Answer

**step1** Understanding the representation of planes

The given equations for the planes are in the form $$r \cdot \mathbf{n} = d$$. In this form, $$r$$ is a position vector of any point on the plane, $$\mathbf{n}$$ is a vector perpendicular to the plane (called the normal vector), and $$d$$ is a constant.

**step2** Identifying normal vectors of the planes

For the first plane, $$P_1$$, the equation is $$r \cdot \begin{bmatrix} 2 \\ 2 \\ -1 \end{bmatrix} = 6$$. This means the normal vector for $$P_1$$ is $$\mathbf{n_1} = \begin{bmatrix} 2 \\ 2 \\ -1 \end{bmatrix}$$.
For the second plane, $$P_2$$, the equation is $$r \cdot \begin{bmatrix} 2 \\ 2 \\ -1 \end{bmatrix} = 15$$. This means the normal vector for $$P_2$$ is $$\mathbf{n_2} = \begin{bmatrix} 2 \\ 2 \\ -1 \end{bmatrix}$$.

**step3** Explaining why the planes are parallel

Two planes are parallel if their normal vectors are parallel.
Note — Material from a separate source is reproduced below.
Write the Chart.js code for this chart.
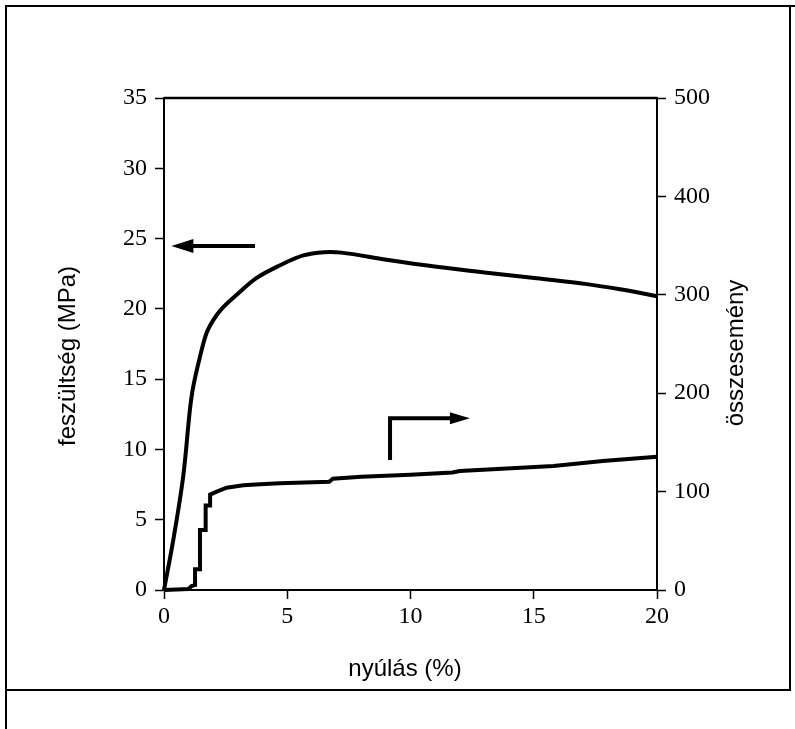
<!DOCTYPE html>
<html>
<head>
<meta charset="utf-8">
<script src="https://cdn.jsdelivr.net/npm/chart.js@4/dist/chart.umd.min.js"></script>
<style>
    html, body { margin: 0; padding: 0; background: #fff; }
    canvas { display: block; }
</style>
</head>
<body>
<canvas id="chart" width="795" height="729"></canvas>
<script>
// Stress curve (left axis, MPa)
const stressX = [0, 0.38, 0.78, 1.05, 1.19, 1.46, 1.73, 2.0, 2.34, 2.95, 3.76, 4.71, 5.65, 6.5, 7.2, 9.03, 11.06, 13.09, 15.12, 17.15, 18.5, 20];
const stressY = [0, 3.6, 8.1, 12.8, 14.5, 16.6, 18.3, 19.2, 20.0, 21.0, 22.2, 23.1, 23.8, 24.03, 24.0, 23.5, 23.0, 22.57, 22.17, 21.76, 21.39, 20.9];

// Cumulative event count (right axis)
const countX = [0, 0.99, 1.12, 1.26, 1.26, 1.46, 1.46, 1.69, 1.69, 1.87, 1.87, 2.14, 2.54, 3.22, 3.9, 4.7, 6.7, 6.85, 8, 10, 11.7, 12, 15.8, 17.8, 20];
const countY = [0, 1, 4, 5, 21, 21, 61, 61, 86, 86, 97, 100, 104, 106.5, 107.5, 108.4, 110, 113, 115, 117, 119.5, 121, 126, 131, 135.5];

// Tick values
const xTicks = [0, 5, 10, 15, 20];
const leftTicks = [0, 5, 10, 15, 20, 25, 30, 35];
const rightTicks = [0, 100, 200, 300, 400, 500];

// Labels
const xTitle = 'nyúlás (%)';
const leftTitle = 'feszültség (MPa)';
const rightTitle = 'összesemény';

// Arrow annotations in data units
const stressArrow = { from: 3.69, to: 0.3, y: 24.47 };
const countArrow = { x: 9.17, yFrom: 132, yTo: 174.5, xTo: 12.41 };

const tickFont = { family: '"Liberation Serif", "Times New Roman", serif', size: 24 };
const titleFont = '24px "Liberation Sans", Arial, sans-serif';

function axisStyle(extra) {
    return Object.assign({
        grid: { drawOnChartArea: false, drawTicks: true, tickLength: 9, tickWidth: 1.5, tickColor: '#000' },
        border: { display: true, color: '#000', width: 2 },
        ticks: { font: tickFont, color: '#000', padding: 8 }
    }, extra);
}

function arrowHead(ctx, tipX, tipY, dir, len, half) {
    ctx.beginPath();
    ctx.moveTo(tipX, tipY);
    ctx.lineTo(tipX - dir * len, tipY - half);
    ctx.lineTo(tipX - dir * len, tipY + half);
    ctx.closePath();
    ctx.fill();
}

const extras = {
    id: 'extras',
    afterDraw(chart) {
        const ctx = chart.ctx;
        const area = chart.chartArea;
        const sx = chart.scales.x, sy = chart.scales.y, sy2 = chart.scales.y2;
        ctx.save();
        ctx.strokeStyle = '#000';
        ctx.fillStyle = '#000';

        // top frame line
        ctx.lineWidth = 2.5;
        ctx.beginPath();
        ctx.moveTo(area.left, area.top);
        ctx.lineTo(area.right, area.top);
        ctx.stroke();

        // outer border
        ctx.lineWidth = 2;
        ctx.beginPath();
        ctx.moveTo(6, 729);
        ctx.lineTo(6, 6);
        ctx.lineTo(795, 6);
        ctx.stroke();
        ctx.beginPath();
        ctx.moveTo(6, 690);
        ctx.lineTo(790, 690);
        ctx.lineTo(790, 6);
        ctx.stroke();

        // stress arrow (pointing left)
        const ay = sy.getPixelForValue(stressArrow.y);
        const tail = sx.getPixelForValue(stressArrow.from);
        const tip = sx.getPixelForValue(stressArrow.to);
        ctx.lineWidth = 4;
        ctx.beginPath();
        ctx.moveTo(tail, ay);
        ctx.lineTo(tip + 15, ay);
        ctx.stroke();
        arrowHead(ctx, tip, ay, -1, 22, 7);

        // count arrow (bent, pointing right)
        const cx = sx.getPixelForValue(countArrow.x);
        const cy0 = sy2.getPixelForValue(countArrow.yFrom);
        const cy1 = sy2.getPixelForValue(countArrow.yTo);
        const ctip = sx.getPixelForValue(countArrow.xTo);
        ctx.lineWidth = 4;
        ctx.lineJoin = 'miter';
        ctx.beginPath();
        ctx.moveTo(cx, cy0);
        ctx.lineTo(cx, cy1);
        ctx.lineTo(ctip - 15, cy1);
        ctx.stroke();
        arrowHead(ctx, ctip, cy1, 1, 20, 6);

        // axis titles
        ctx.font = titleFont;
        ctx.textAlign = 'center';
        ctx.textBaseline = 'middle';
        ctx.fillText(xTitle, 405, 669);
        ctx.save();
        ctx.translate(68, 356);
        ctx.rotate(-Math.PI / 2);
        ctx.fillText(leftTitle, 0, 0);
        ctx.restore();
        ctx.save();
        ctx.translate(736, 353);
        ctx.rotate(-Math.PI / 2);
        ctx.fillText(rightTitle, 0, 0);
        ctx.restore();

        ctx.restore();
    }
};

new Chart(document.getElementById('chart'), {
    type: 'line',
    data: {
        datasets: [{
            label: leftTitle,
            data: stressX.map((x, i) => ({ x: x, y: stressY[i] })),
            yAxisID: 'y',
            borderColor: '#000',
            borderWidth: 4,
            pointRadius: 0,
            tension: 0.35,
            fill: false,
            clip: false
        }, {
            label: rightTitle,
            data: countX.map((x, i) => ({ x: x, y: countY[i] })),
            yAxisID: 'y2',
            borderColor: '#000',
            borderWidth: 4,
            pointRadius: 0,
            tension: 0,
            fill: false,
            clip: false
        }]
    },
    options: {
        responsive: false,
        animation: false,
        devicePixelRatio: 1,
        layout: { padding: { top: 98, left: 0, right: 0, bottom: 0 } },
        plugins: { legend: { display: false }, tooltip: { enabled: false } },
        scales: {
            x: axisStyle({
                type: 'linear', min: 0, max: 20,
                afterBuildTicks: s => { s.ticks = xTicks.map(v => ({ value: v })); },
                afterFit: s => { s.height = 139; },
                ticks: { font: tickFont, color: '#000', padding: 3, maxRotation: 0 }
            }),
            y: axisStyle({
                type: 'linear', position: 'left', min: 0, max: 35,
                afterBuildTicks: s => { s.ticks = leftTicks.map(v => ({ value: v })); },
                afterFit: s => { s.width = 164; }
            }),
            y2: axisStyle({
                type: 'linear', position: 'right', min: 0, max: 500,
                afterBuildTicks: s => { s.ticks = rightTicks.map(v => ({ value: v })); },
                afterFit: s => { s.width = 138; }
            })
        }
    },
    plugins: [extras]
});
</script>
</body>
</html>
In this case, we observe that the normal vector for $$P_1$$, which is $$\begin{bmatrix} 2 \\ 2 \\ -1 \end{bmatrix}$$, is identical to the normal vector for $$P_2$$, which is also $$\begin{bmatrix} 2 \\ 2 \\ -1 \end{bmatrix}$$. Since the normal vectors are the same, they are parallel, which means the planes $$P_1$$ and $$P_2$$ are parallel to each other.

**step4** Recalling the formula for perpendicular distance between parallel planes

For two parallel planes given by the equations $$ax + by + cz = d_1$$ and $$ax + by + cz = d_2$$ (or $$r \cdot \begin{bmatrix} a \\ b \\ c \end{bmatrix} = d_1$$ and $$r \cdot \begin{bmatrix} a \\ b \\ c \end{bmatrix} = d_2$$), the perpendicular distance $$D$$ between them is given by the formula:
$$D = \frac{|d_2 - d_1|}{\sqrt{a^2 + b^2 + c^2}}$$

**step5** Identifying the components for the distance calculation

From the given plane equations:
$$P_1: r \cdot \begin{bmatrix} 2 \\ 2 \\ -1 \end{bmatrix} = 6$$
$$P_2: r \cdot \begin{bmatrix} 2 \\ 2 \\ -1 \end{bmatrix} = 15$$
We have:
$$a = 2$$
$$b = 2$$
$$c = -1$$
$$d_1 = 6$$
$$d_2 = 15$$

**step6** Calculating the denominator of the distance formula

The denominator of the formula is $$\sqrt{a^2 + b^2 + c^2}$$, which is the magnitude (or length) of the normal vector.
$$\sqrt{2^2 + 2^2 + (-1)^2} = \sqrt{4 + 4 + 1} = \sqrt{9} = 3$$

**step7** Calculating the numerator of the distance formula

The numerator of the formula is $$|d_2 - d_1|$$.
$$|15 - 6| = |9| = 9$$

**step8** Calculating the perpendicular distance

Now, substitute the calculated numerator and denominator into the distance formula:
$$D = \frac{9}{3} = 3$$
The perpendicular distance between the two parallel planes is 3 units.